After conservative Republicans bloodied his nose in 1994, Bill Clinton had to fake up an interest in “traditional values.” Out of this phoniness came his hasty signing of the Defense of Marriage Act. A defensive Clinton told the press during his 1996 reelection campaign: “I remain opposed to same-sex marriage. I believe marriage is an institution for the union of a man and a woman. This has been my long-standing position, and it is not being reviewed or reconsidered.”
No longer needing to sustain this sham, Clinton has now unburdened himself of his true thoughts about gay marriage: “I personally support people doing what they want to do…I think it’s wrong for someone to stop someone else from doing that.”
“Yeah,” Clinton says he supports it, which delights gay activists who note that he joins the ranks of other “high-profile” Democratic proponents of it, such as Senators Chuck Schumer and Chris Dodd.
The Democratic Party’s official and obviously brittle and insincere opposition to gay marriage crumbles by the week. “We’ll get there,” Teresa Heinz Kerry promised gay activists in San Francisco back in 2004, and time has proven her right, as more and more Dems, judging that the political and cultural coast for gay marriage is now clear, don’t even bother to defend that gnarled platform plank.
Clinton’s “frank” throat-clearing about an “evolving” position on gay marriage can provide talking-points to other prominent Dems eager to reverse their nominal opposition. Clinton has cited, as the cause of his new enlightenment, the edifying learning experience of watching his homosexual friends take care of tots; this apparently sounds better to him than having to admit that he was fibbing opposition all along.
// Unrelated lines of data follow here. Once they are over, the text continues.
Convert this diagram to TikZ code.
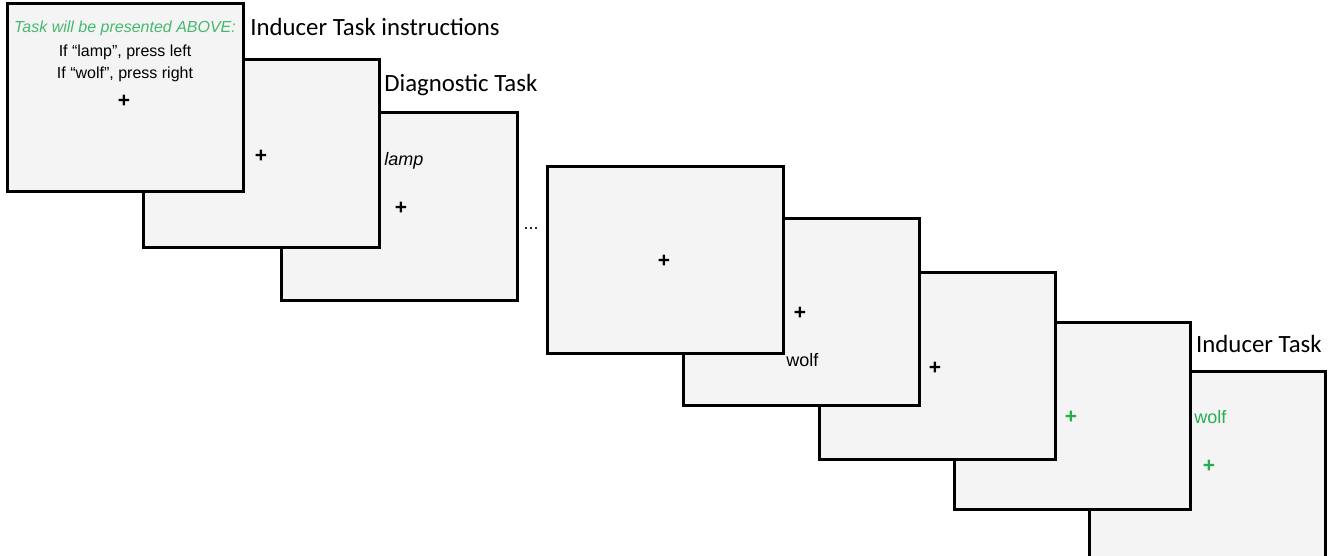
\documentclass[tikz,border=0pt]{standalone}
\usepackage{fontspec}
\setmainfont{Liberation Sans}
\newfontfamily\calib{Carlito}
\definecolor{boxfill}{RGB}{244,244,244}
\definecolor{hdrgreen}{RGB}{70,185,110}
\definecolor{cuegreen}{RGB}{40,172,80}
\begin{document}
\begin{tikzpicture}[x=0.5pt,y=-0.5pt,
  screen/.style={draw=black, fill=boxfill, line width=1.5pt, minimum width=118pt, minimum height=93.5pt, inner sep=0pt, outer sep=0pt, anchor=north west},
  fix/.style={font=\fontsize{10.5}{10.5}\selectfont\bfseries, inner sep=0pt, anchor=center},
  word/.style={font=\fontsize{9}{9}\selectfont, inner sep=0pt, anchor=base west},
  instr/.style={font=\fontsize{8}{8}\selectfont, inner sep=0pt, anchor=base},
  title/.style={font=\calib\fontsize{12.4}{12.4}\selectfont, inner sep=0pt}]
\useasboundingbox (0,0) rectangle (1332,556);
\clip (0,0) rectangle (1332,556);
\fill[white] (0,0) rectangle (1332,556);
% screen 8
\node[screen] (s8) at (1089,371) {};
\node[word, text=cuegreen] (w8) at (1194,423.5) {wolf};
\node[fix, text=cuegreen] (p8) at (1209,466) {+};
% screen 7
\node[screen] (s7) at (954,322) {};
\node[fix, text=cuegreen] (p7) at (1071,417) {+};
% screen 6
\node[screen] (s6) at (819,272) {};
\node[fix] (p6) at (935,368) {+};
% screen 5
\node[screen] (s5) at (683,218) {};
\node[fix] (p5) at (800,313) {+};
\node[word] (w5) at (786,366.5) {wolf};
% screen 4
\node[screen] (s4) at (547,166) {};
\node[fix] (p4) at (664,261) {+};
% ellipsis
\node[font=\fontsize{9}{9}\selectfont, inner sep=0pt] (dots) at (531,229) {...};
% screen 3
\node[screen] (s3) at (281,113) {};
\node[word, font=\fontsize{9}{9}\selectfont\itshape] (w3) at (384,165.5) {lamp};
\node[fix] (p3) at (401,208) {+};
% screen 2
\node[screen] (s2) at (143,60) {};
\node[fix] (p2) at (261,156) {+};
% screen 1
\node[screen] (s1) at (7,4) {};
\node[instr, text=hdrgreen, font=\fontsize{8}{8}\selectfont\itshape] (i1) at (125,32.5) {Task will be presented ABOVE:};
\node[instr] (i2) at (125,56.5) {If “lamp”, press left};
\node[instr] (i3) at (125,78.5) {If “wolf”, press right};
\node[fix] (p1) at (124,101) {+};
% titles
\node[title, anchor=base west] (t1) at (250,36) {Inducer Task instructions};
\node[title, anchor=base west] (t2) at (384,91) {Diagnostic Task};
\node[title, anchor=base east] (t3) at (1322,352) {Inducer Task};
\end{tikzpicture}
\end{document}
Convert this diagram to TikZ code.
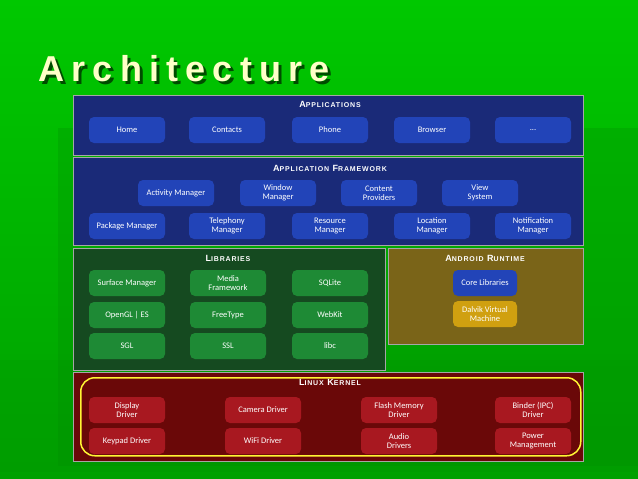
\documentclass[tikz,border=0pt]{standalone}
\usepackage{fontspec}
\setmainfont{Liberation Sans}
\newfontfamily\titlefont[LetterSpace=20]{Liberation Sans}
\newfontfamily\hdrfont[LetterSpace=12]{Liberation Sans}
\newfontfamily\btnfont{Carlito}
\definecolor{bgtop}{HTML}{00C800}
\definecolor{bgbot}{HTML}{00A000}
\definecolor{bluel}{HTML}{1A2A78}
\definecolor{blueb}{HTML}{2244B8}
\definecolor{greenl}{HTML}{154A20}
\definecolor{greenb}{HTML}{1E8A35}
\definecolor{ochre}{HTML}{7A6418}
\definecolor{ochreb}{HTML}{D0A010}
\definecolor{redl}{HTML}{6A0808}
\definecolor{redb}{HTML}{A81820}
\definecolor{cream}{HTML}{FFFFC8}
\tikzset{
 layer/.style={draw=gray!70, line width=0.8pt},
 btn/.style={rounded corners=5pt, minimum width=76pt, minimum height=26pt, inner sep=1pt,
   align=center, text=white, font=\btnfont\fontsize{8.5}{9}\selectfont},
 bbtn/.style={btn, fill=blueb},
 gbtn/.style={btn, fill=greenb},
 rbtn/.style={btn, fill=redb},
 hdr/.style={text=white, font=\hdrfont\bfseries\fontsize{9}{10}\selectfont}
}
\newcommand{\hsc}[2]{#1{\fontsize{7}{8}\selectfont #2}}
\begin{document}
\begin{tikzpicture}[x=1pt,y=-1pt]
\useasboundingbox (0,0) rectangle (638,479);
\shade[top color=bgtop, bottom color=bgbot] (0,0) rectangle (638,479);
\fill[bgbot!85!black, opacity=0.25] (58,128) rectangle (638,466);
\fill[bgbot!90!black, opacity=0.2] (0,360) rectangle (638,472);
% title
\node[anchor=base west, text=black!70!green, font=\titlefont\bfseries\fontsize{36}{40}\selectfont] (shadow) at (38,84) {Architecture};
\node[anchor=base west, text=cream, font=\titlefont\bfseries\fontsize{36}{40}\selectfont] (title) at (35,81) {Architecture};
% layers
\node[layer, fill=bluel, minimum width=510pt, minimum height=60pt, inner sep=0, anchor=north west] (applayer) at (73,95) {};
\node[layer, fill=bluel, minimum width=510pt, minimum height=88pt, inner sep=0, anchor=north west] (fwlayer) at (73,157) {};
\node[layer, fill=greenl, minimum width=312pt, minimum height=122pt, inner sep=0, anchor=north west] (liblayer) at (73,248) {};
\node[layer, fill=ochre, minimum width=195pt, minimum height=96pt, inner sep=0, anchor=north west] (rtlayer) at (388,248) {};
\node[layer, fill=redl, minimum width=510pt, minimum height=89pt, inner sep=0, anchor=north west] (klayer) at (73,372) {};
\node[draw=yellow!80!white, line width=1.5pt, rounded corners=14pt, minimum width=500pt, minimum height=78pt, anchor=north west] (ring) at (80,377) {};
% headers
\node[hdr] (h1) at (330,104) {\hsc{A}{PPLICATIONS}};
\node[hdr] (h2) at (330,168) {\hsc{A}{PPLICATION} \hsc{F}{RAMEWORK}};
\node[hdr] (h3) at (228,258) {\hsc{L}{IBRARIES}};
\node[hdr] (h4) at (485,258) {\hsc{A}{NDROID} \hsc{R}{UNTIME}};
\node[hdr] (h5) at (330,382) {\hsc{L}{INUX} \hsc{K}{ERNEL}};
% applications
\node[bbtn] (a1) at (127,130) {Home};
\node[bbtn] (a2) at (227,130) {Contacts};
\node[bbtn] (a3) at (330,130) {Phone};
\node[bbtn] (a4) at (432,130) {Browser};
\node[bbtn] (a5) at (533,130) {...};
% framework
\node[bbtn] (f1) at (176,193) {Activity Manager};
\node[bbtn] (f2) at (278,193) {Window\\Manager};
\node[bbtn] (f3) at (379,193) {Content\\Providers};
\node[bbtn] (f4) at (480,193) {View\\System};
\node[bbtn] (f5) at (127,226) {Package Manager};
\node[bbtn] (f6) at (227,226) {Telephony\\Manager};
\node[bbtn] (f7) at (330,226) {Resource\\Manager};
\node[bbtn] (f8) at (432,226) {Location\\Manager};
\node[bbtn] (f9) at (533,226) {Notification\\Manager};
% libraries
\node[gbtn] (l1) at (127,283) {Surface Manager};
\node[gbtn] (l2) at (228,283) {Media\\Framework};
\node[gbtn] (l3) at (330,283) {SQLite};
\node[gbtn] (l4) at (127,315) {OpenGL | ES};
\node[gbtn] (l5) at (228,315) {FreeType};
\node[gbtn] (l6) at (330,315) {WebKit};
\node[gbtn] (l7) at (127,346) {SGL};
\node[gbtn] (l8) at (228,346) {SSL};
\node[gbtn] (l9) at (330,346) {libc};
% runtime
\node[btn, fill=blueb, minimum width=64pt] (r1) at (485,283) {Core Libraries};
\node[btn, fill=ochreb, minimum width=64pt] (r2) at (485,314) {Dalvik Virtual\\Machine};
% kernel
\node[rbtn] (k1) at (127,410) {Display\\Driver};
\node[rbtn] (k2) at (263,410) {Camera Driver};
\node[rbtn] (k3) at (399,410) {Flash Memory\\Driver};
\node[rbtn] (k4) at (533,410) {Binder (IPC)\\Driver};
\node[rbtn] (k5) at (127,441) {Keypad Driver};
\node[rbtn] (k6) at (263,441) {WiFi Driver};
\node[rbtn] (k7) at (399,441) {Audio\\Drivers};
\node[rbtn] (k8) at (533,441) {Power\\Management};
\end{tikzpicture}
\end{document}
Turning hot water up gradually without the frogs jumping out is tricky, but Obama seems to think that he can also pull it off. It won’t be long before his support for “robust civil unions,” an inching euphemism towards gay marriage he likes, gives way to a “frank” Clinton-style reappraisal and endorsement of gay marriage in all 50 states.
The American people, after all, can be cajoled out of their “worn arguments and old attitudes,” he implied at the White House’s “LGBT” reception in late June.
“Welcome to your White House,” Obama burbled, adding an oblique promise of support for every item on the LGBT agenda, including gay marriage: “We’ve been in office six months now. I suspect that by the time this administration is over, I think you guys will have pretty good feelings about the Obama administration.”
By the end of Obama’s probable second term, his justices will almost certainly have uncorked some bogus constitutional right to gay marriage discovered within the penumbras of Lawrence v. Texas. At which point, Obama, drawing upon the faux-pained honesty he has perfected, can regurgitate what he wrote in his memoirs: that he was once on “the wrong side of history” but has now happily come into the light.
The construction of his position on gay marriage in The Audacity of Hope is comically passive, salted with several I’m-eager-to-be-wrong-here qualifiers: “In years hence I may be seen as someone who was on the wrong side of history” and “I was reminded that it is my obligation not only as an elected official in a pluralistic society, but also as a Christian, to remain open to the possibility that my unwillingness to support gay marriage is misguided.”
It is hard to describe what’s happening on this rapidly-moving front as a “culture war,” since that implies two sides are fighting. Are there even two sides to make a war at this point? It appears, with a few conservative exceptions here and there, that only one side is fighting — the left; the PC oafs in the Republican Party could not care less.
Perhaps 2010 prospects may rouse a momentary interest in exploiting the issue politically, but morally and culturally they just don’t care. Gay activists noted with some satisfaction that Bill Clinton actually arrived at his position later than a Republican eminence, Dick Cheney.